## Instruction:
Write out, word for word, the stretch of lines beginning at the one with "Reproduce this chart with D3.js." and ending at the one with "height = 556;", omitting the images.

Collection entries
***
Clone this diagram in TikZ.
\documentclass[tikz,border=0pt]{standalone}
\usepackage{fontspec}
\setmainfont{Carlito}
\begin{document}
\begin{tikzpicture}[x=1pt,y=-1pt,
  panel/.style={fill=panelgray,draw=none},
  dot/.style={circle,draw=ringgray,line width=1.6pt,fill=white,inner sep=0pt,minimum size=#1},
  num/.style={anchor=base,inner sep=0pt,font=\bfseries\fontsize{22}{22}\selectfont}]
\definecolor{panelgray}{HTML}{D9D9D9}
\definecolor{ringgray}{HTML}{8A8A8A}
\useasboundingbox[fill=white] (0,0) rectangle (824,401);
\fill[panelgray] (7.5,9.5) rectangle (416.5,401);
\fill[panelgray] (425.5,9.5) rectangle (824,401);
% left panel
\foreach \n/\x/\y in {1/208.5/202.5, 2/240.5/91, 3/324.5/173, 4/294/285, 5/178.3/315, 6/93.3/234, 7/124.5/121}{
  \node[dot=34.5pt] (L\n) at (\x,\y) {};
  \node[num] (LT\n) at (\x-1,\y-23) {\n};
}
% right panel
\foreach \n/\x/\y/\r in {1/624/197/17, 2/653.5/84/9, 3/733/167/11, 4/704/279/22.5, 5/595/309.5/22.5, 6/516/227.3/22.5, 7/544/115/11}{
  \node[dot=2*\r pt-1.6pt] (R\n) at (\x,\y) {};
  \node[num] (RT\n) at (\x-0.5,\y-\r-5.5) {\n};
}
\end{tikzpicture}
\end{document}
***
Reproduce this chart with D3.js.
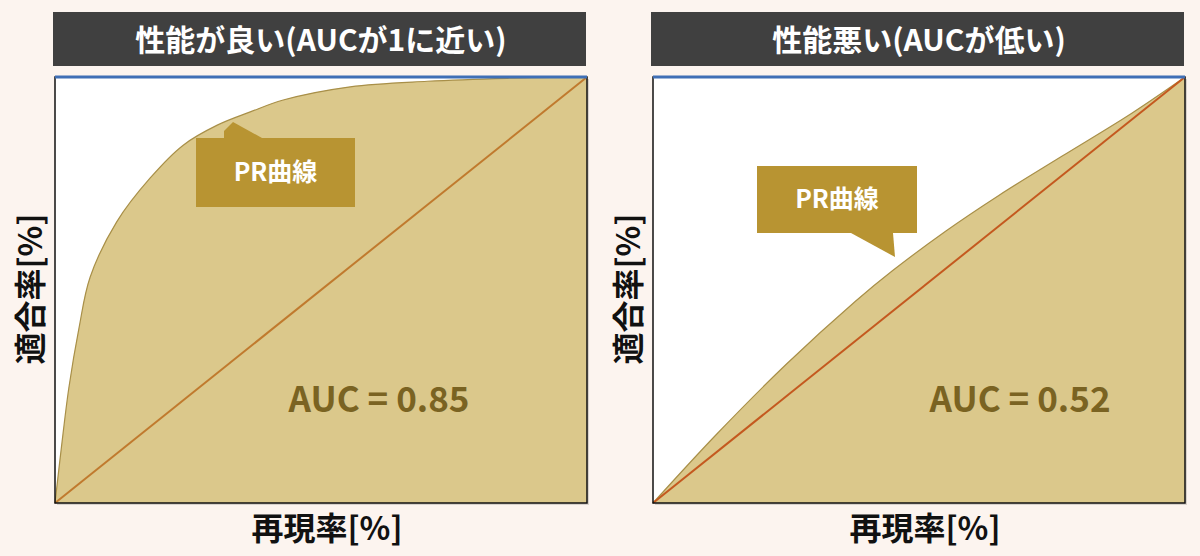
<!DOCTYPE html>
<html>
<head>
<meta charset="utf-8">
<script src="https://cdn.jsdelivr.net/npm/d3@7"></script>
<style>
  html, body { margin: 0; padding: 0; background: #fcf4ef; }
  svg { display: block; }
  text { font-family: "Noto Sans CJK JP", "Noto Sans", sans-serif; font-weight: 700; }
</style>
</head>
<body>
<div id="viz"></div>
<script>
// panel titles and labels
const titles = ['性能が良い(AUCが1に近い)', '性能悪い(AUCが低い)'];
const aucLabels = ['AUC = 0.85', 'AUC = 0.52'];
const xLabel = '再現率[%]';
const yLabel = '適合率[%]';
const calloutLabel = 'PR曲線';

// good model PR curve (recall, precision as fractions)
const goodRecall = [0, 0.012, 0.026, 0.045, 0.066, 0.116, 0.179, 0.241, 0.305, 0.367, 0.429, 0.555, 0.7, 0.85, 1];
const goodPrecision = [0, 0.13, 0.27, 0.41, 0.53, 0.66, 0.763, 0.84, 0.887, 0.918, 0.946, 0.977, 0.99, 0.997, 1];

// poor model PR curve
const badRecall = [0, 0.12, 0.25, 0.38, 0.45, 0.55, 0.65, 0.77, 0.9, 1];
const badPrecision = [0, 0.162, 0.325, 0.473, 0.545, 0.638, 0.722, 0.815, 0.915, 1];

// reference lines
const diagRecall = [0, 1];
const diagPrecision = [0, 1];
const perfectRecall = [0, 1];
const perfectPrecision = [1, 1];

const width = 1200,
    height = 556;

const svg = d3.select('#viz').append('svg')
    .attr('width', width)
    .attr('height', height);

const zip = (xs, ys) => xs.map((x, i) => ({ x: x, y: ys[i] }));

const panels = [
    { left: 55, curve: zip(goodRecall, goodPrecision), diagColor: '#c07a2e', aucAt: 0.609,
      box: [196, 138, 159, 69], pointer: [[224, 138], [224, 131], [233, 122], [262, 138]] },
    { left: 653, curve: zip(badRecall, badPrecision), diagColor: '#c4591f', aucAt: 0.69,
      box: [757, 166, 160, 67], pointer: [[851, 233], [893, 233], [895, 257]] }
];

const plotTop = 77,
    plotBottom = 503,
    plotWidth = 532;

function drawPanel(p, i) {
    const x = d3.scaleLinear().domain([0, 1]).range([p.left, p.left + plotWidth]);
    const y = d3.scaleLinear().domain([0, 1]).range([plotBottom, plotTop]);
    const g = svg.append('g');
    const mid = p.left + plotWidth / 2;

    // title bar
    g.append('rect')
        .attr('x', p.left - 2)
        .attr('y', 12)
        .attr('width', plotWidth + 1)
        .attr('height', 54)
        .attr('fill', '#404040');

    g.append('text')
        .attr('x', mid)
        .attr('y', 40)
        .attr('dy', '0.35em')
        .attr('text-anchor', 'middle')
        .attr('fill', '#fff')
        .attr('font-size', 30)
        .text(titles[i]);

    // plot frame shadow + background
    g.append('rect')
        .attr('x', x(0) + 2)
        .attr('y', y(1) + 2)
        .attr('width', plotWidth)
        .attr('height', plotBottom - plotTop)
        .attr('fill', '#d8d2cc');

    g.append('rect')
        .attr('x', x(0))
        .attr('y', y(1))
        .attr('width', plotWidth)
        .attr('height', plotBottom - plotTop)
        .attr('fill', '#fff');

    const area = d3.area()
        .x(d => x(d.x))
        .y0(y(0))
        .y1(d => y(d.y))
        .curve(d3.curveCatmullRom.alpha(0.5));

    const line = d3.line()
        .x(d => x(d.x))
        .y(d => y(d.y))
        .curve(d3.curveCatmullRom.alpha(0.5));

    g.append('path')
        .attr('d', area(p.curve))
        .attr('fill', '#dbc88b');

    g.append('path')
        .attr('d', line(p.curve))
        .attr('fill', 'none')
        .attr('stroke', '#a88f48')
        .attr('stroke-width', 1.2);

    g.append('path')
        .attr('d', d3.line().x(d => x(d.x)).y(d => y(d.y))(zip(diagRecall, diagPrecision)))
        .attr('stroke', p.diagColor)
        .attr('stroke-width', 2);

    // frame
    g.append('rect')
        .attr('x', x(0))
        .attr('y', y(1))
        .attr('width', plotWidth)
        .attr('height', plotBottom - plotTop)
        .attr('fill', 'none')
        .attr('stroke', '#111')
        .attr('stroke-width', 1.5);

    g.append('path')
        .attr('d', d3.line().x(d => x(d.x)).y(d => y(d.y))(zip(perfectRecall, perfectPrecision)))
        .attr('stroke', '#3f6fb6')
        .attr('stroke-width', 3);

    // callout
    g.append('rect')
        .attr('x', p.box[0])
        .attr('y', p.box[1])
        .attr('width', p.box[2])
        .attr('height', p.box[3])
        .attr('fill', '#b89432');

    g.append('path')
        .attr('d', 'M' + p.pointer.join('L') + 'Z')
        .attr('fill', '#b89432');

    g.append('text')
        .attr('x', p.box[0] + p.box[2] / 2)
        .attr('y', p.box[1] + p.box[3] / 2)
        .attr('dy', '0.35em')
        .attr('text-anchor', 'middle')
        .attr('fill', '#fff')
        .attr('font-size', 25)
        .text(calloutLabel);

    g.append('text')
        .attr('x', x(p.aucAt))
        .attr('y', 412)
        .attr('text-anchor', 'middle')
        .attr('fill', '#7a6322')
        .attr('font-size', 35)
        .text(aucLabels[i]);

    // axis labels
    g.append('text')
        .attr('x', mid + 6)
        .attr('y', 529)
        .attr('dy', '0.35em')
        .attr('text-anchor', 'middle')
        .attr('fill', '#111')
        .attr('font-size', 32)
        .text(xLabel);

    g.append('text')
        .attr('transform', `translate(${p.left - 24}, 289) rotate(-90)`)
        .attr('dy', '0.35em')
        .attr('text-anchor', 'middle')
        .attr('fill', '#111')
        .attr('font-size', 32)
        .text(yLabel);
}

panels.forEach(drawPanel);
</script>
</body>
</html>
***
## Reply:
Reproduce this chart with D3.js.
<!DOCTYPE html>
<html>
<head>
<meta charset="utf-8">
<script src="https://cdn.jsdelivr.net/npm/d3@7"></script>
<style>
  html, body { margin: 0; padding: 0; background: #fcf4ef; }
  svg { display: block; }
  text { font-family: "Noto Sans CJK JP", "Noto Sans", sans-serif; font-weight: 700; }
</style>
</head>
<body>
<div id="viz"></div>
<script>
// panel titles and labels
const titles = ['性能が良い(AUCが1に近い)', '性能悪い(AUCが低い)'];
const aucLabels = ['AUC = 0.85', 'AUC = 0.52'];
const xLabel = '再現率[%]';
const yLabel = '適合率[%]';
const calloutLabel = 'PR曲線';

// good model PR curve (recall, precision as fractions)
const goodRecall = [0, 0.012, 0.026, 0.045, 0.066, 0.116, 0.179, 0.241, 0.305, 0.367, 0.429, 0.555, 0.7, 0.85, 1];
const goodPrecision = [0, 0.13, 0.27, 0.41, 0.53, 0.66, 0.763, 0.84, 0.887, 0.918, 0.946, 0.977, 0.99, 0.997, 1];

// poor model PR curve
const badRecall = [0, 0.12, 0.25, 0.38, 0.45, 0.55, 0.65, 0.77, 0.9, 1];
const badPrecision = [0, 0.162, 0.325, 0.473, 0.545, 0.638, 0.722, 0.815, 0.915, 1];

// reference lines
const diagRecall = [0, 1];
const diagPrecision = [0, 1];
const perfectRecall = [0, 1];
const perfectPrecision = [1, 1];

const width = 1200,
    height = 556;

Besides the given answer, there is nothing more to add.